4)Isolationism is mostly a figment of the interventionists's imagination. Throughout the 20's and 30's the USA was fully engaged in international trade agreements, humanitarian assistance, and arms negotiations. Feeling they had been betrayed by the Allies and Wilson, most of the American public was convinced that it would be best to avoid another European war that was none of their business. They found it very hard to criticize Hitler for his demanding the same right to self-determination for Germans that Versailles claimed for Czechs, Romanians, Italians, etc. Austria, the Sudetenland, Memel, Danzig, Upper Silesia, South Tyrol, and West Prussia were solidly German in population had had expressed the desire to be a part of Germany long before Hitler came to power. It was Allied refusal to deal justly with this issue that gave Hitler much of his appeal to the German voters. While they might not know the details, most Americans believed in the right of self-determination---it was, after all, the basis of the American Revolution. If Hitler wanted to move all the European Jews to Madagascar, it was better than killing 20,000,000 of them the way Lenin and Stalin had done in Ukraine and other agricultural regions---and the Poles had first proposed the idea, so his views weren't unique to Nazis. Jim Crow America, widespread eugenic programs, and the system of Indian reservations were Hitler's model for many of the Nuremberg Laws.
5)France is France whether it is royal; revolutionary; Napoleonic; republican; or Vichy. It was gratitude to France and recognition for its decisive role in winning American independence that gave created the romance behind the declaration of WWI "Layfayette, we are here!"
The GIs didn't go to support royal France nor republican France, they went to support France in its supposed hour of need as France had supported America in its own. France is difficult for America because in many ways it is so like America. Both nations tend to place themselves in the center of the world (can you spell c-h-a-u-v-i-n-i-s-m?), both enjoy what they consider their dominant role in culture (hence the food fight between Anglophones and Francophones in everything from Disneyland to sparkling wines), both are idealistic and simultaneously cynical, and both are willing to go it alone. There is one significant difference, there is no such thing as a processed product called French Cheese.
Skeptics of French importance in the Revolution need to read up on DeGrasse's fleet, Rochanbeau's army, and Franklin's diplomatic mission.
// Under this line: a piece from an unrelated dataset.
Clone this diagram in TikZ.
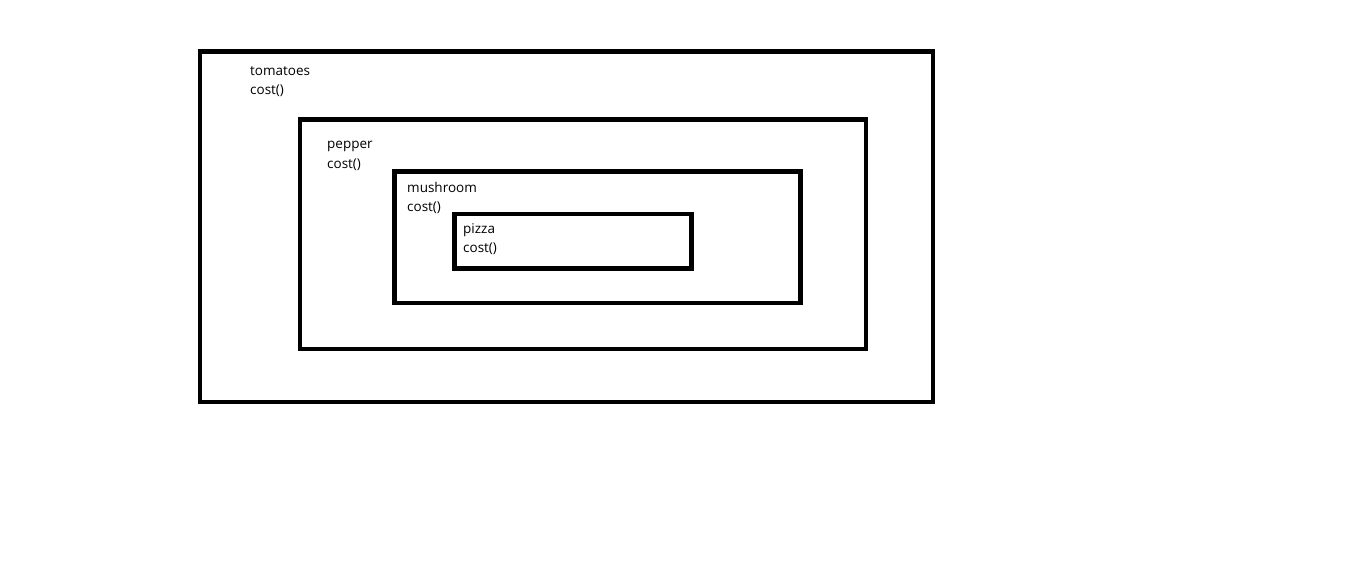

6)Plain speakers used to say that the purpose of NATO was
"---to keep the Germans down,
---the French up,
---the Russians out,
---and the Americans in".
With the Germans dying out, the French and Americans doing their own thing, and the USSR dead, what is the role of NATO?
7)The 50+ years of Iraqi occupation is a time-line being posed by many of the neocons and members of the Bush administration using the German and Korean occupations as a frame of reference. The huge bases now under construction there are also obviously intended to last beyond 2009. Before planning such an extended colonial era, we ought to ask the British how they enjoyed the 1919-1932 period when they created Iraq, occupied it, and fought a long insurgency capped by history's first heavy duty aerial bombardment of cities like Baghdad(the piddling efforts of the Zeppelins in WWI were miniscule by comparison). Oh, by the way, after all that nation-building and establishing of democratic institutions, Iraq first sought alliance with Hitler, then turned to various kings and dictators before settling down with Saddam. So why do we expect to be more succesful? We have an even greater disadvantage than the British, our uncritical support of every anti-Arab Israeli policy.
8)What I am proposing as a policy is what most of the world has always done---if you have differences with somebody, talk with them. If Bush doesn't like Iran's or Syria's policies, don't just fire rhetorical bombast at them, try finding out if there are any common interests. Diplomacy is not demanding unconditional surrender of everyone, friend (France and Germany) or foe (Hamas and Iran) alike.
9)Some aske, "What would you have the military do?". Here's my answer.
Since the Federal Government has been clearly unwilling to deal with the greatest invasion in American history (20,000,000+illegal immigrants), I would like to see a president willing to use some of our military might and expertise in closing the frontiers. The Border Patrol is a joke. If the Chinese were ever to decide to do some serious damage to the USA they will simply start subsidizing groups seeking a reversal of the Texas Revolution and the Mexican War. Some crazies along that line already exist---they seek the "liberation" of what they call "Atzlan", the Aztec name for what is today the southwestern USA. The Chinese wouldn't need intercontinental ballistic missiles when terrorism can be so destabilizing.